String Manipulation Functions

The C standard library <string.h> provides numerous functions for string manipulation. Some of the most commonly used include:


This function calculates the length of a string, not including the null terminator. For instance:

size_t len = strlen(greeting);

strlen() is often used to determine the number of characters in a string before performing operations like loops or memory allocation.


strcpy() copies the content of one string into another, including the null terminator. For example:

char src[] = "codedamn";
char dest[9];
strcpy(dest, src);

It’s essential to ensure that the destination array is large enough to hold the source string and the null terminator to avoid buffer overflows.


The strcat() function is used to concatenate, or “append”, one string to the end of another. It takes two arguments: the first is the destination string that will be appended to, and the second is the source string that will be concatenated to the end of the first. It’s important to ensure that the destination string has enough space to accommodate the additional characters. A common use case for strcat() is when you’re constructing a larger string from several smaller string segments.


The strcmp() function compares two strings lexicographically (using the ASCII values of their characters).
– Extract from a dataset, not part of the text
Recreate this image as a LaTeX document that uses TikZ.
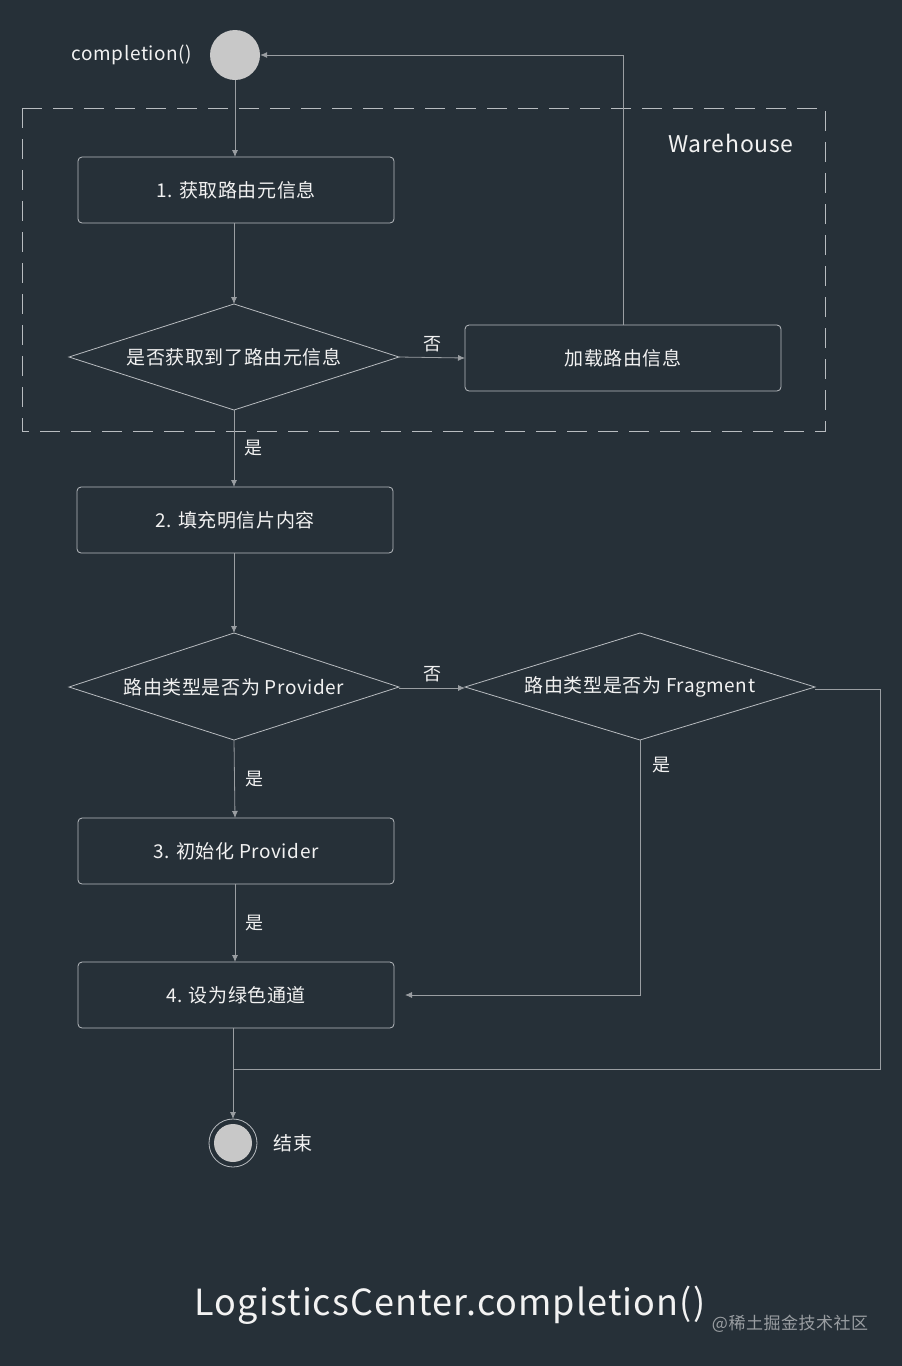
\documentclass[tikz,border=0pt]{standalone}
\usepackage{fontspec}
\setmainfont{Noto Sans CJK SC}[LetterSpace=3]
\usetikzlibrary{arrows.meta}
\definecolor{bg}{HTML}{263038}
\definecolor{ln}{HTML}{9A9EA2}
\definecolor{bd}{HTML}{B8BCC0}
\definecolor{txt}{HTML}{F2F2F2}
\definecolor{cf}{HTML}{C8C8C8}
\begin{document}
\begin{tikzpicture}[x=1pt,y=-1pt,
  every node/.style={text=txt,font=\fontsize{19}{22}\selectfont},
  box/.style={draw=bd,rounded corners=4pt,line width=0.8pt},
  dia/.style={draw=bd,line width=0.8pt},
  arr/.style={draw=ln,line width=0.8pt,-{Latex[length=7pt,width=6pt]}},
  con/.style={draw=ln,line width=0.8pt},
  lbl/.style={font=\fontsize{18}{21}\selectfont}]
\fill[bg] (0,0) rectangle (902,1366);
\useasboundingbox (0,0) rectangle (902,1366);
% start
\node[circle,fill=cf,minimum size=50pt,inner sep=0] (start) at (235,55) {};
\node (startl) at (132,55) {completion()};
% warehouse
\draw[bd,line width=1pt,dash pattern=on 20pt off 11pt] (22,108) rectangle (825,431);
\node[font=\fontsize{23}{26}\selectfont] (wh) at (731,143) {Warehouse};
% boxes
\draw[box] (78,157) rectangle (394,223); \node (b1) at (236,190) {1. 获取路由元信息};
\coordinate (b1t) at (235,157); \coordinate (b1b) at (234,223);
\draw[dia] (69,357)--(234,304)--(399,357)--(234,410)--cycle; \node (d1) at (234,357) {是否获取到了路由元信息};
\coordinate (d1t) at (234,304); \coordinate (d1r) at (399,357); \coordinate (d1b) at (234,410);
\draw[box] (465,325) rectangle (781,391); \node (load) at (623,358) {加载路由信息};
\coordinate (loadl) at (465,358); \coordinate (loadt) at (623,325);
\draw[box] (77,487) rectangle (393,553); \node (b2) at (235,520) {2. 填充明信片内容};
\coordinate (b2t) at (234,487); \coordinate (b2b) at (234,553);
\draw[dia] (69,687)--(234,633)--(399,687)--(234,740)--cycle; \node (d2) at (234,687) {路由类型是否为 Provider};
\coordinate (d2t) at (234,633); \coordinate (d2r) at (399,688); \coordinate (d2b) at (234,740);
\draw[dia] (465,687)--(640,633)--(815,687)--(640,740)--cycle; \node (d3) at (640,687) {路由类型是否为 Fragment};
\coordinate (d3l) at (465,688); \coordinate (d3r) at (815,689); \coordinate (d3b) at (640,740);
\draw[box] (78,818) rectangle (394,884); \node (b3) at (236,851) {3. 初始化 Provider};
\coordinate (b3t) at (235,818); \coordinate (b3b) at (235,884);
\draw[box] (78,962) rectangle (394,1028); \node (b4) at (236,995) {4. 设为绿色通道};
\coordinate (b4t) at (235,962); \coordinate (b4r) at (405,995); \coordinate (b4b) at (233,1028);
% end
\node[circle,draw=bd,line width=0.8pt,minimum size=48pt,inner sep=0] (endo) at (233,1143) {};
\node[circle,fill=cf,minimum size=38pt,inner sep=0] (endi) at (233,1143) {};
\node (endl) at (293,1143) {结束};
\coordinate (endt) at (233,1119);
% connectors
\draw[arr] (start) -- (b1t);
\draw[arr] (b1b) -- (d1t);
\draw[arr] (d1r) -- node[above=2pt,lbl]{否} (loadl);
\draw[arr] (loadt) |- (start.east);
\draw[arr] (d1b) -- node[right=7pt,lbl]{是} (b2t);
\draw[arr] (b2b) -- (d2t);
\draw[arr] (d2r) -- node[above=2pt,lbl]{否} (d3l);
\draw[arr] (d2b) -- node[right=7pt,lbl]{是} (b3t);
\draw[arr] (b3b) -- node[right=7pt,lbl]{是} (b4t);
\draw[arr] (d3b) -- node[pos=0.1,right=9pt,lbl]{是} (640,995) -- (b4r);
\draw[con] (d3r) -- (880,689) -- (880,1069) -- (233,1069);
\draw[arr] (b4b) -- (endt);
% title
\node[font=\fontsize{36}{42}\selectfont] (title) at (450,1305) {LogisticsCenter.completion()};
\node[text=ln,font=\fontsize{17}{20}\selectfont] (wm) at (790,1324) {@稀土掘金技术社区};
\end{tikzpicture}
\end{document}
It returns an integer: 0 if the strings are identical, a negative number if the first non-matching character has a lower value in the first string, and a positive number if it’s higher. This function is essential for sorting arrays of strings or checking if two strings are equal in scenarios where case sensitivity is crucial.

Displaying Strings

Displaying strings in C is commonly achieved using the printf() function with the %s format specifier. For instance, to display a string variable:

char myString[] = "Hello, codedamn!";
printf("%s\n", myString);

When using %s with printf(), it’s vital to ensure the string is null-terminated; otherwise, printf() will continue reading memory beyond the string’s end, leading to undefined behavior. Always ensure your strings end with a \0 character.

String Input

For inputting strings, C offers several functions, including scanf(), gets(), and fgets(). While scanf() and gets() can be used for this purpose, they pose risks of buffer overflow. fgets(), on the other hand, is safer because it allows you to specify the maximum number of characters to read, including the null terminator.

An example of using fgets() for safer string input:

char myString[50];
printf("Enter a string: ");
fgets(myString, sizeof(myString), stdin);

This approach guards against buffer overflow by limiting input size, a crucial aspect in secure coding practices.